The measures were approved by 372 votes in favour and 73 against, with 16 abstentions. They will now go before the Senate for approval.
With them, the government wants to reduce its public deficit to 1.8 percent of gross domestic product (GDP) next year from 2.6 percent in 2012, in large part through cuts in government spending on the local level and to the health and education sectors.
Prime Minister Mario Monti, who has called for greater fairness in shouldering the crisis, was forced to drop a planned tax cut for households with the lowest incomes after opposition from lawmakers.
A one-percent rise in the highest Value Added Tax (VAT) rate to 22 percent was retained and is to take effect in July, while a planned rise from 10 to 11 percent for the lowest rate has been scratched.
There was some good news for struggling families and businesses meanwhile.
Parents with children under three or disabled children will enjoy tax cuts while those out of a job because of the recession but not yet eligible for a pension will receive benefits from a 554 million euro ($713 million) pot.
The budget also establishes a fund for scientific research and sets aside 250 million euros for areas devastated recently by storms and flooding.

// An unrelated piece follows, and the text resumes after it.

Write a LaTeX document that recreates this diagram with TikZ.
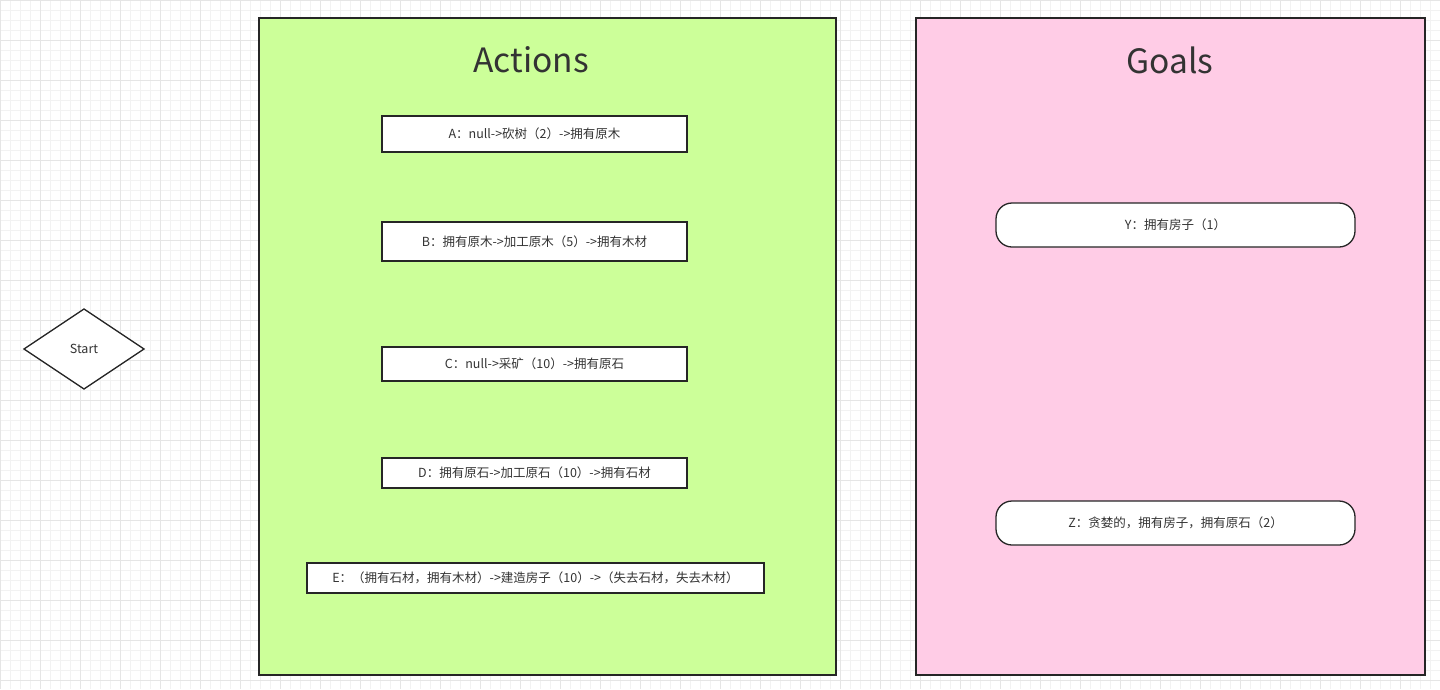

The amount of money set aside for government tax incentives aimed at helping boost productivity in the recession-hit country has been increased for the period to 2015.
On Wednesday, business leaders and trade unions signed a deal under which workers handed greater powers to employers in exchange for incentives -- though the biggest CGIL union refused because it said workers' rights would suffer.
The budget law has sparked anger among citizens feeling the squeeze of previous austerity measures imposed by the government to stave off the crisis.
Hundreds of town mayors took to the streets of Milan on Wednesday to rally against the cuts and said they would resign en masse if the measures were not altered, while pupils have occupied schools across the country in protest.
Italy slid into a recession at the end of 2011 and the government has said it does not expect a return to growth before next year at the earliest.